An Overview of AutoGluon-Tabular: Automating ML for Structured Data
The research paper introduces AutoGluon-Tabular, a robust and open-source AutoML framework designed for structured data. Unlike many existing AutoML systems that prioritize model selection and hyperparameter optimization (CASH), AutoGluon-Tabular emphasizes ensemble learning and multi-layer stacking to enhance predictive accuracy. The central claim of the paper is that these techniques, often overlooked or inadequately implemented in other frameworks, can significantly improve performance on tabular datasets without the complexities of traditional CASH strategies.
Key Contributions
The paper delineates several notable contributions:
- Ensemble Learning and Stacking: The framework employs a sophisticated ensemble strategy, involving multiple layers of stacking to aggregate models. This approach diverges from traditional shallow stacking by incorporating a broader array of models both as base learners and as stackers. The stackers exploit inputs from previous layers along with the original dataset, enhancing the model's capacity to revisit initial feature interactions.
- Advanced Data Processing: AutoGluon-Tabular automatically detects and preprocesses data types, effectively handling missing values and categorical variables. This model-agnostic preprocessing is followed by model-specific transformations, allowing varied models to train on tailored versions of the dataset.
- Neural Network Architecture: The paper outlines a neural architecture characterized by embedding layers for categorical features and skip-connections that ensure robust gradient flow. This design, coupled with dropout and batch normalization techniques, optimizes the network's ability to learn from mixed-data types.
- Extensive Benchmarking and Evaluation: AutoGluon-Tabular demonstrates superior performance across several public benchmarks, often surpassing other prominent AutoML frameworks like H2O, TPOT, and auto-sklearn. Remarkably, AutoGluon frequently outperformed expert data science teams in popular Kaggle competitions, indicating its practical efficacy.
Experimental Insights
The experiments reveal AutoGluon's aptitude for diverse and complex datasets. Through benchmarking on 50 curated datasets from OpenML and Kaggle, findings suggest substantial accuracy gains from the framework's ensemble strategies. AutoGluon consistently ranked first or second on average, demonstrating both robustness and superior predictive capabilities over other frameworks.

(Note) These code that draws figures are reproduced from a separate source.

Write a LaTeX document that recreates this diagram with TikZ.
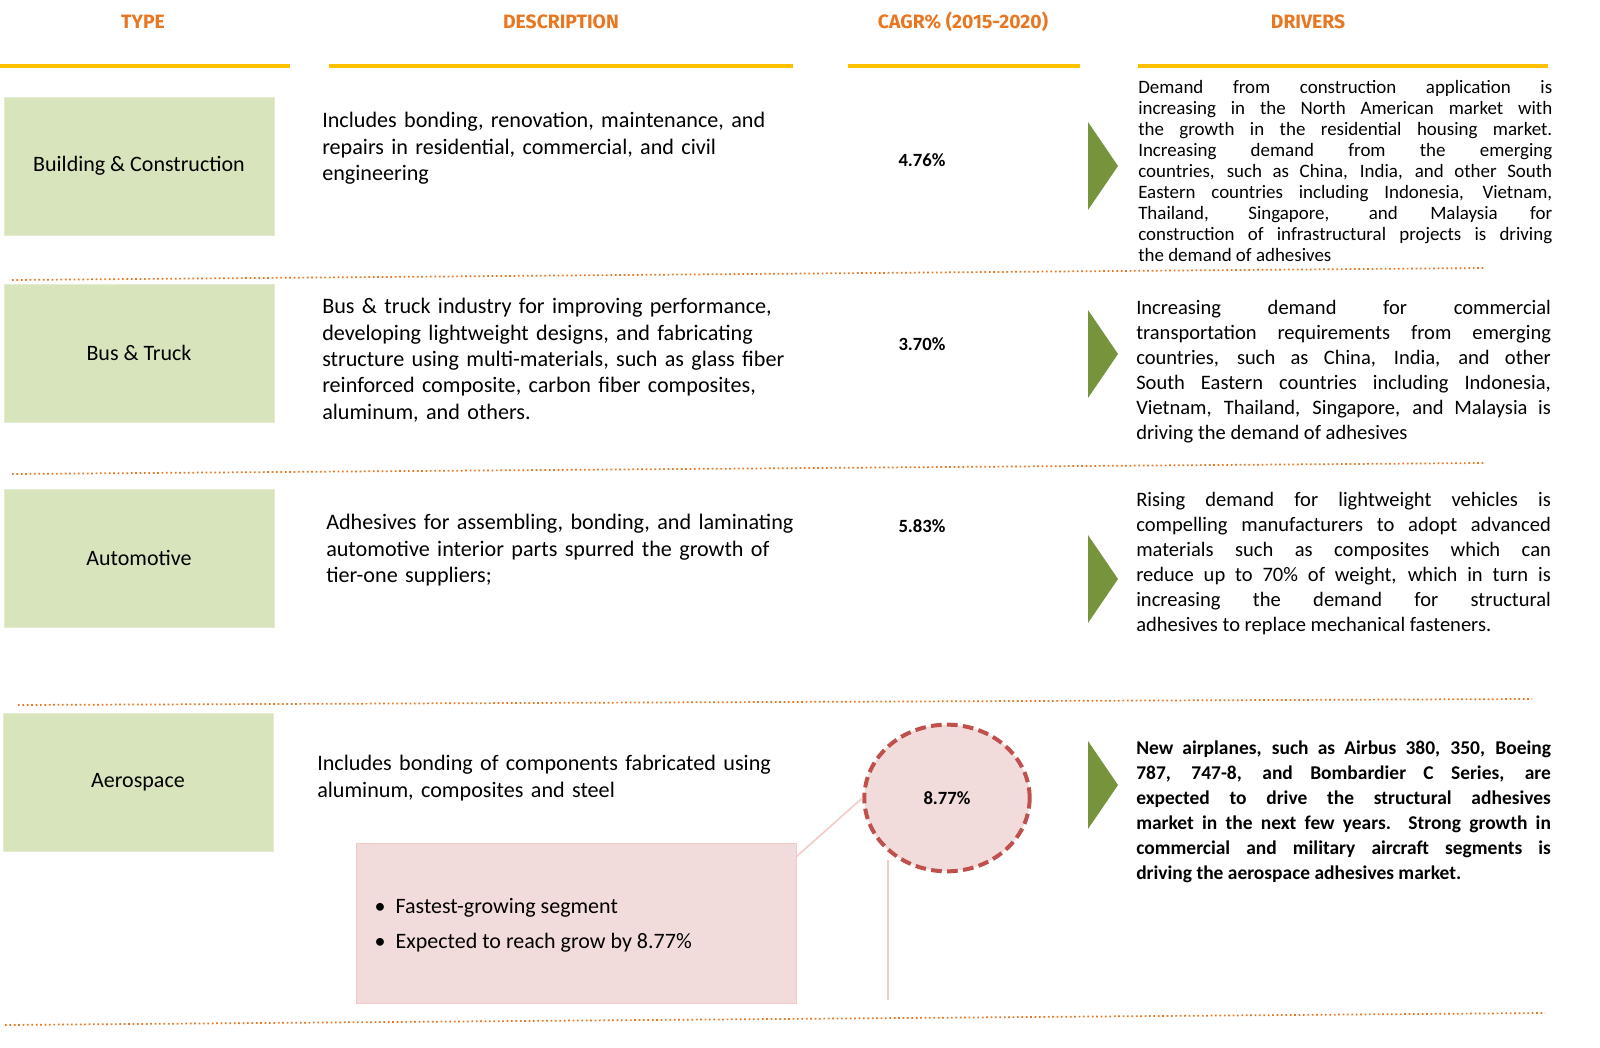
\documentclass[tikz,border=0pt]{standalone}
\usepackage{fontspec}
\setmainfont{Carlito}
\newfontfamily\hdfont{Fira Sans}
\usetikzlibrary{shapes.geometric}
\definecolor{hd}{HTML}{E87722}
\definecolor{yl}{HTML}{FFC000}
\definecolor{gb}{HTML}{D8E4BC}
\definecolor{tri}{HTML}{77933C}
\definecolor{pk}{HTML}{F2DCDB}
\definecolor{rd}{HTML}{C0504D}
\definecolor{pl}{HTML}{F4C9C8}
\tikzset{
 hdr/.style={font=\hdfont\bfseries\fontsize{14.5}{16}\selectfont, text=hd},
 yline/.style={yl, line width=3pt},
 sep/.style={hd, dotted, line width=1.3pt},
 typebox/.style={fill=gb, draw=gb!70!white, minimum width=202.5pt, minimum height=103.5pt, font=\fontsize{16.5}{18}\selectfont},
 desc/.style={anchor=north west, inner sep=0, text width=380pt, align=left, font=\fontsize{16.6}{19.8}\selectfont},
 cagr/.style={font=\bfseries\fontsize{14}{15}\selectfont},
 drv/.style={anchor=north west, inner sep=0, text width=311pt, align=justify, font=\fontsize{15.4}{18.75}\selectfont},
}
\begin{document}
\begin{tikzpicture}[x=0.75pt,y=-0.75pt]
\useasboundingbox (0,0) rectangle (1600,1048);
% headers
\node[hdr] (h1) at (143,22) {TYPE};
\node[hdr] (h2) at (561,22) {DESCRIPTION};
\node[hdr] (h3) at (963,22) {CAGR\% (2015-2020)};
\node[hdr] (h4) at (1308,22) {DRIVERS};
\draw[yline] (0,66) -- (290,66);
\draw[yline] (329,66) -- (793,66);
\draw[yline] (848,66) -- (1080,66);
\draw[yline] (1138,66) -- (1548,66);
% separators
\draw[sep] (12,280) -- (1484,268);
\draw[sep] (12,474) -- (1484,463);
\draw[sep] (18,705) -- (1532,699);
\draw[sep] (5,1025) -- (1545,1013);
% type boxes
\node[typebox] (t1) at (139,166) {Building \& Construction};
\node[typebox] (t2) at (139,353) {Bus \& Truck};
\node[typebox] (t3) at (139,558) {Automotive};
\node[typebox] (t4) at (138,782) {Aerospace};
% descriptions
\node[desc] (d1) at (322,112) {Includes bonding, renovation, maintenance, and\\repairs in residential, commercial, and civil\\engineering};
\node[desc] (d2) at (322,298) {Bus \& truck industry for improving performance,\\developing lightweight designs, and fabricating\\structure using multi-materials, such as glass fiber\\reinforced composite, carbon fiber composites,\\aluminum, and others.};
\node[desc] (d3) at (326,514) {Adhesives for assembling, bonding, and laminating\\automotive interior parts spurred the growth of\\tier-one suppliers;};
\node[desc] (d4) at (317,755) {Includes bonding of components fabricated using\\aluminum, composites and steel};
% cagr
\node[cagr] (c1) at (922,160) {4.76\%};
\node[cagr] (c2) at (922,344) {3.70\%};
\node[cagr] (c3) at (922,526) {5.83\%};
% callout
\node[draw=pl, fill=pk, line width=1pt, minimum width=330pt, minimum height=120pt, anchor=north west] (cb) at (356,843) {};
\coordinate (vtop) at (888,860);
\coordinate (vbot) at (888,1000);
\draw[pl, line width=1.2pt] (vtop) -- (vbot);
\node[ellipse, draw=rd, fill=pk, dash pattern=on 8pt off 4pt, line width=3pt, minimum width=124pt, minimum height=110pt, cagr] (c4) at (947,798) {8.77\%};
\coordinate (cbt) at (796,857);
\draw[pl, line width=1.2pt] (cbt) -- (c4.west);
\node[anchor=west, align=left, font=\fontsize{16.5}{26}\selectfont] (bl) at (370,925) {\textbullet\ \ Fastest-growing segment\\\textbullet\ \ Expected to reach grow by 8.77\%};
% triangles
\foreach \yc in {166,354,579,785}{
 \fill[tri] (1088,\yc-44) -- (1118,\yc) -- (1088,\yc+44) -- cycle;
}
% drivers
\node[drv, font=\fontsize{14.2}{15.8}\selectfont, text width=310.5pt] (r1) at (1138,80) {Demand from construction application is\linebreak increasing in the North American market with\linebreak the growth in the residential housing market.\linebreak Increasing demand from the emerging\linebreak countries, such as China, India, and other South\linebreak Eastern countries including Indonesia, Vietnam,\linebreak Thailand, Singapore, and Malaysia for\linebreak construction of infrastructural projects is driving\linebreak the demand of adhesives};
\node[drv] (r2) at (1136,300) {Increasing demand for commercial\linebreak transportation requirements from emerging\linebreak countries, such as China, India, and other\linebreak South Eastern countries including Indonesia,\linebreak Vietnam, Thailand, Singapore, and Malaysia is\linebreak driving the demand of adhesives};
\node[drv] (r3) at (1136,492) {Rising demand for lightweight vehicles is\linebreak compelling manufacturers to adopt advanced\linebreak materials such as composites which can\linebreak reduce up to 70\% of weight, which in turn is\linebreak increasing the demand for structural\linebreak adhesives to replace mechanical fasteners.};
\node[drv, font=\bfseries\fontsize{14.6}{18.75}\selectfont] (r4) at (1136,741) {New airplanes, such as Airbus 380, 350, Boeing\linebreak 787, 747-8, and Bombardier C Series, are\linebreak expected to drive the structural adhesives\linebreak market in the next few years. Strong growth in\linebreak commercial and military aircraft segments is\linebreak driving the aerospace adhesives market.};
\end{tikzpicture}
\end{document}
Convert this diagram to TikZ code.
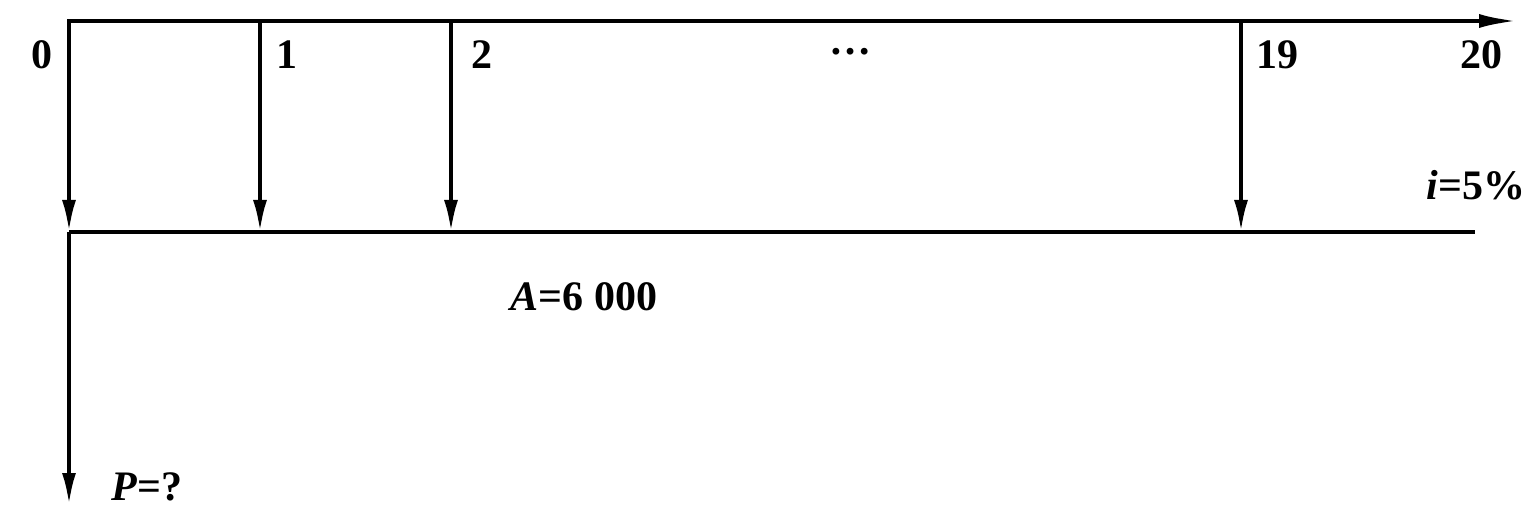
\documentclass[tikz,border=0pt]{standalone}
\usepackage{fontspec}
\setmainfont{Liberation Serif}
\usetikzlibrary{arrows.meta}
\begin{document}
\begin{tikzpicture}[x=1pt,y=-1pt,
  eixo/.style={line width=4pt},
  fluxo/.style={eixo,-{Latex[length=32pt,width=14pt]}},
  rotulo/.style={font=\fontsize{42}{48}\bfseries\selectfont,inner sep=0pt}
]
  \useasboundingbox (0,0) rectangle (1536,521);
  % pontos do diagrama
  \foreach \n/\x in {0/69,1/260,2/451,19/1241}{
    \coordinate (t\n) at (\x,21);
    \coordinate (b\n) at (\x,232);
  }
  \coordinate (inicio) at (67,21);
  \coordinate (fim) at (1517,21);
  \coordinate (base) at (1475,232);
  \coordinate (valor) at (69,505);
  % eixos e fluxos
  \draw[eixo,-{Latex[length=38pt,width=14pt]}] (inicio) -- (fim);
  \draw[eixo] (b0) -- (base);
  \foreach \n in {0,1,2,19}
    \draw[fluxo] (t\n) -- (b\n);
  \draw[fluxo] (b0) -- (valor);
  % rotulos
  \node[rotulo] (n0) at (42,55) {0};
  \node[rotulo] (n1) at (287,55) {1};
  \node[rotulo] (n2) at (482,55) {2};
  \node[rotulo] (pts) at (850,52) {…};
  \node[rotulo] (n19) at (1277,55) {19};
  \node[rotulo] (n20) at (1481,55) {20};
  \node[rotulo] (taxa) at (1476,185) {\textit{i}=5\%};
  \node[rotulo] (anuidade) at (584,297) {\textit{A}=6 000};
  \node[rotulo] (presente) at (147,487) {\textit{P}=?};
\end{tikzpicture}
\end{document}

Implications for AI and AutoML
The implications of AutoGluon-Tabular extend beyond mere performance metrics. By shifting focus from CASH to ensemble strategies and automated data processing, the framework simplifies the ML pipeline for practitioners. This widens the accessibility of advanced ML techniques for non-experts and reduces the computational burden usually associated with exhaustive hyperparameter tuning.
Future Directions
The paper suggests future research avenues, such as integrating more flexible model selection strategies and extending AutoGluon's capabilities to encompass unsupervised and semi-supervised learning. Furthermore, expanding support for more complex data structures could lead to broader applicability.
Conclusion
AutoGluon-Tabular stands as a compelling solution in the automation of machine learning for structured data, emphasizing ensemble approaches over traditional model-tuning processes. The research sets a precedent for future developments in AutoML, advocating for a paradigm where simplicity and performance are not mutually exclusive but rather synergistic.